** begin DATA FOR THE TASK **

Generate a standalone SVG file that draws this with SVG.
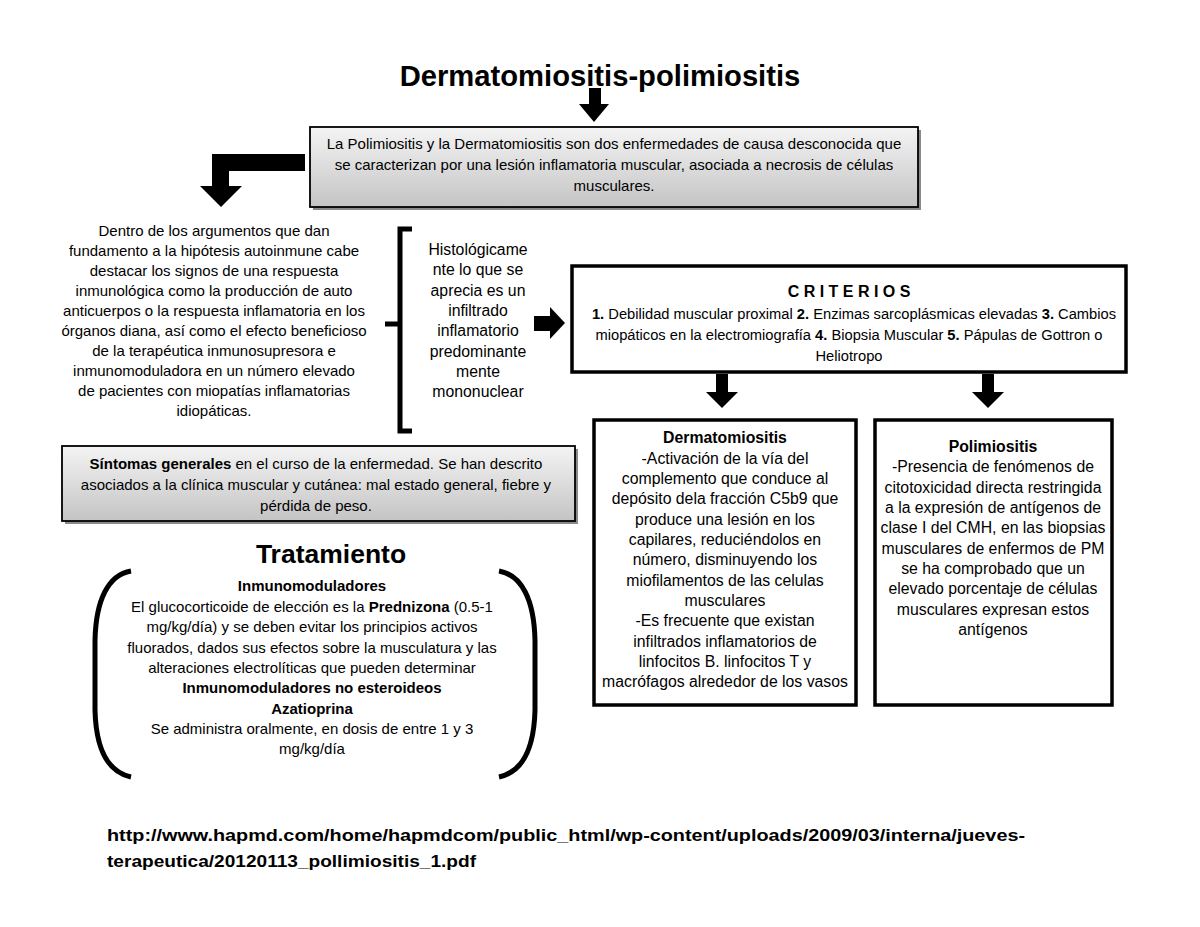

** end DATA FOR THE TASK **
** begin DATA FOR THE TASK **

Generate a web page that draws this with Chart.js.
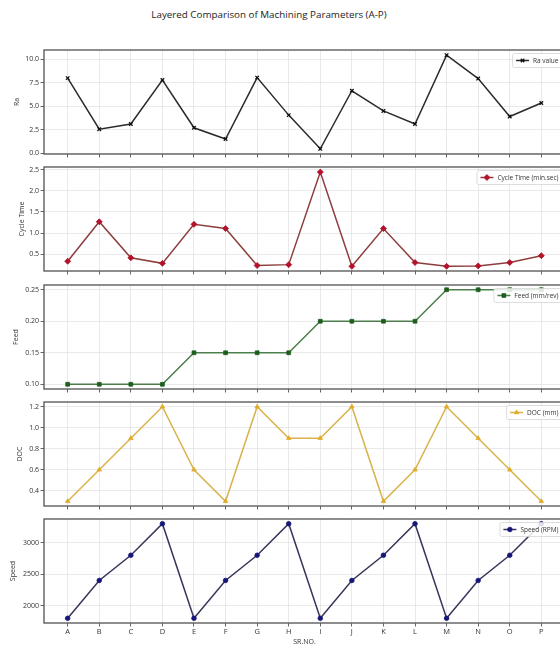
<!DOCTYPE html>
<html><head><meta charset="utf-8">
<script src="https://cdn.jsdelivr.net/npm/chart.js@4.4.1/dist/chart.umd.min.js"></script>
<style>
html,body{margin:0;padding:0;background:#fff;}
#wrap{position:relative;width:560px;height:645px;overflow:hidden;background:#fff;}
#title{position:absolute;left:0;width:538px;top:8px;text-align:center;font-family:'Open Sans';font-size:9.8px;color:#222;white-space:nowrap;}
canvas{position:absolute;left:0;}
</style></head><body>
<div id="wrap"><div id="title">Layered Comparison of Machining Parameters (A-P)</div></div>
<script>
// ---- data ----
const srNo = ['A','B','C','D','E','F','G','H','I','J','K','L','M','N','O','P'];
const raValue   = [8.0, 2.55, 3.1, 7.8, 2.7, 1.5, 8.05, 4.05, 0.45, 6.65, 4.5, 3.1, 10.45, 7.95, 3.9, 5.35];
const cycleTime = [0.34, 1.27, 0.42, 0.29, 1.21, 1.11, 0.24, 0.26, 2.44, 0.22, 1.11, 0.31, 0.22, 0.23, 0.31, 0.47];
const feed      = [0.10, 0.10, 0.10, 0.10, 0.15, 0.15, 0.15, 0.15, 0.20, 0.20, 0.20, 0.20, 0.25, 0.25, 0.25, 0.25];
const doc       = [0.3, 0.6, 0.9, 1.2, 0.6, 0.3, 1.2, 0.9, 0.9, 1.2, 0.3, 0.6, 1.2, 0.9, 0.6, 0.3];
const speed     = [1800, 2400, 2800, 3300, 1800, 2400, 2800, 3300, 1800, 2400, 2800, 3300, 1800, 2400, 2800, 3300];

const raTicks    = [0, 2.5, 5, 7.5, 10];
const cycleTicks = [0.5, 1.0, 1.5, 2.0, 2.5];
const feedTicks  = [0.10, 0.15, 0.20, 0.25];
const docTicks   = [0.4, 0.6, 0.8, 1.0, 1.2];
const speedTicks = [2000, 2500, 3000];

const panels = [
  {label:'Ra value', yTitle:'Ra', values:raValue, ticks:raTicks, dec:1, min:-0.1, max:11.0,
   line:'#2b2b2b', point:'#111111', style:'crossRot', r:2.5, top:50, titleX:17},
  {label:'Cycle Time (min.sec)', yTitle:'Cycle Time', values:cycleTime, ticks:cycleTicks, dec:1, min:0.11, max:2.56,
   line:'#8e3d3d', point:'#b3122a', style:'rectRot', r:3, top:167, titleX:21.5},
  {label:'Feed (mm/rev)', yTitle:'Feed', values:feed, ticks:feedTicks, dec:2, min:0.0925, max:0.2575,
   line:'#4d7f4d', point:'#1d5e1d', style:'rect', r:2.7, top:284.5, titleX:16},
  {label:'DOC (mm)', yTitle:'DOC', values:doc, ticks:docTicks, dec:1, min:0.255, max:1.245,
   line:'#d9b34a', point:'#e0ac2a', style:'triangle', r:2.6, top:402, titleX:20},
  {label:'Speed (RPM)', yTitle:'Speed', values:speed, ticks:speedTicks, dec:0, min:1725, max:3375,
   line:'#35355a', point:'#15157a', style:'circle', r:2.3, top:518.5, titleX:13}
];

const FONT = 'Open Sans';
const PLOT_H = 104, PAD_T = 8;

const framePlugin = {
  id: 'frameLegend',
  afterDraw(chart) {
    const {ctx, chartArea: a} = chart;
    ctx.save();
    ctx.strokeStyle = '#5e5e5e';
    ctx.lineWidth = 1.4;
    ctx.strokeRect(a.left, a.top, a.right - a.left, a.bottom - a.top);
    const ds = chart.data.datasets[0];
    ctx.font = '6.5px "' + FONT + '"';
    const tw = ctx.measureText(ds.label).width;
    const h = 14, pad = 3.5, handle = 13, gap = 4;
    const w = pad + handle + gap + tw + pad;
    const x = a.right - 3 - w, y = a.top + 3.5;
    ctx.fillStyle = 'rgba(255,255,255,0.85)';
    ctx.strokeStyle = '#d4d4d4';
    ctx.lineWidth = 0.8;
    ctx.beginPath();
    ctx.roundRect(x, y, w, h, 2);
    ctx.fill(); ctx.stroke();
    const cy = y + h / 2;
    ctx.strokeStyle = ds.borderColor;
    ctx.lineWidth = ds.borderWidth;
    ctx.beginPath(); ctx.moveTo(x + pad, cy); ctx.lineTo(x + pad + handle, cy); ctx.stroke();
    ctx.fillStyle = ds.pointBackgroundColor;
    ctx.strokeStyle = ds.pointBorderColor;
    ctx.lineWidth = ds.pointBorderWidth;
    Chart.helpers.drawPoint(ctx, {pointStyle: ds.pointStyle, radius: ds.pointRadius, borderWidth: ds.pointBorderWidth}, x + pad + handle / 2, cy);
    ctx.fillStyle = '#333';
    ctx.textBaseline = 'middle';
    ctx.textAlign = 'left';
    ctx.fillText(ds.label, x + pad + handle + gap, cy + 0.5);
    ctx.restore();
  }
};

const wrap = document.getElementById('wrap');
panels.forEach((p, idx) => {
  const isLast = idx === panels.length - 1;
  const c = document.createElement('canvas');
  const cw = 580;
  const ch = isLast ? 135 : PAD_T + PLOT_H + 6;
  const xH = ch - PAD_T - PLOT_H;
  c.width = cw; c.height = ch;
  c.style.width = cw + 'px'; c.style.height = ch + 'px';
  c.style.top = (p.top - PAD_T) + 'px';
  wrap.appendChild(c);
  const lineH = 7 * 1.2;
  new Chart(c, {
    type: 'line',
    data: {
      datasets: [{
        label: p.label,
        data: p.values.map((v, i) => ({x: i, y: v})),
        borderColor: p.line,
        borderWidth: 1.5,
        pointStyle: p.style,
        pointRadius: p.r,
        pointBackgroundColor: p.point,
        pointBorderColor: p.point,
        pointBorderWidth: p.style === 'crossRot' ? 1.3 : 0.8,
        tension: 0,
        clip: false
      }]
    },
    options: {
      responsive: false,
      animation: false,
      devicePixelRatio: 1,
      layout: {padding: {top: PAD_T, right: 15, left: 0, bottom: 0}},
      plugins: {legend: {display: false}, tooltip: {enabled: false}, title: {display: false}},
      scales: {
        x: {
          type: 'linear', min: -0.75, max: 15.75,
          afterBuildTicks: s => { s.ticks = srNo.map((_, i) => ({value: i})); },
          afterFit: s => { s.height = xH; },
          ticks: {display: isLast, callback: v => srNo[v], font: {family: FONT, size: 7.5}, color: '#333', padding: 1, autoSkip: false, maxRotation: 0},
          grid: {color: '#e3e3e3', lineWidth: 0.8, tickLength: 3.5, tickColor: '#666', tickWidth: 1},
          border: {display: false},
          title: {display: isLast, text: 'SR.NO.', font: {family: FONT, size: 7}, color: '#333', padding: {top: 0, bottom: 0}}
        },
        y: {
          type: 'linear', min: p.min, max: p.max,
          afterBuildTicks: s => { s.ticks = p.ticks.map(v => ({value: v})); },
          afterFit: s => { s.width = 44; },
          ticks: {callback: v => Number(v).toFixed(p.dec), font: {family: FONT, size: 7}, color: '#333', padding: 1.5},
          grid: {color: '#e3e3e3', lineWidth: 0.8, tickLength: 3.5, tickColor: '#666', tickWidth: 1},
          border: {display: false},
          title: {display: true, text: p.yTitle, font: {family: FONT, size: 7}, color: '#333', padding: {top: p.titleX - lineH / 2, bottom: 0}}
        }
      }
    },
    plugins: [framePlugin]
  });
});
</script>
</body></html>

** end DATA FOR THE TASK **
** begin DATA FOR THE TASK **

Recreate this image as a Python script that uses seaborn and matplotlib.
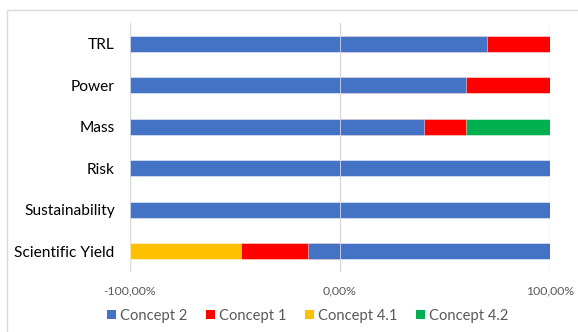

** end DATA FOR THE TASK **

* STATED TASK *
The first line to give again is the one with "Generate a web", and the last is the one with "2400, 2800, 3300];". Repeat them and everything between exactly, minus the pictures.

* COMPLETE RESPONSE *
Generate a web page that draws this with Chart.js.
<!DOCTYPE html>
<html><head><meta charset="utf-8">
<script src="https://cdn.jsdelivr.net/npm/chart.js@4.4.1/dist/chart.umd.min.js"></script>
<style>
html,body{margin:0;padding:0;background:#fff;}
#wrap{position:relative;width:560px;height:645px;overflow:hidden;background:#fff;}
#title{position:absolute;left:0;width:538px;top:8px;text-align:center;font-family:'Open Sans';font-size:9.8px;color:#222;white-space:nowrap;}
canvas{position:absolute;left:0;}
</style></head><body>
<div id="wrap"><div id="title">Layered Comparison of Machining Parameters (A-P)</div></div>
<script>
// ---- data ----
const srNo = ['A','B','C','D','E','F','G','H','I','J','K','L','M','N','O','P'];
const raValue   = [8.0, 2.55, 3.1, 7.8, 2.7, 1.5, 8.05, 4.05, 0.45, 6.65, 4.5, 3.1, 10.45, 7.95, 3.9, 5.35];
const cycleTime = [0.34, 1.27, 0.42, 0.29, 1.21, 1.11, 0.24, 0.26, 2.44, 0.22, 1.11, 0.31, 0.22, 0.23, 0.31, 0.47];
const feed      = [0.10, 0.10, 0.10, 0.10, 0.15, 0.15, 0.15, 0.15, 0.20, 0.20, 0.20, 0.20, 0.25, 0.25, 0.25, 0.25];
const doc       = [0.3, 0.6, 0.9, 1.2, 0.6, 0.3, 1.2, 0.9, 0.9, 1.2, 0.3, 0.6, 1.2, 0.9, 0.6, 0.3];
const speed     = [1800, 2400, 2800, 3300, 1800, 2400, 2800, 3300, 1800, 2400, 2800, 3300, 1800, 2400, 2800, 3300];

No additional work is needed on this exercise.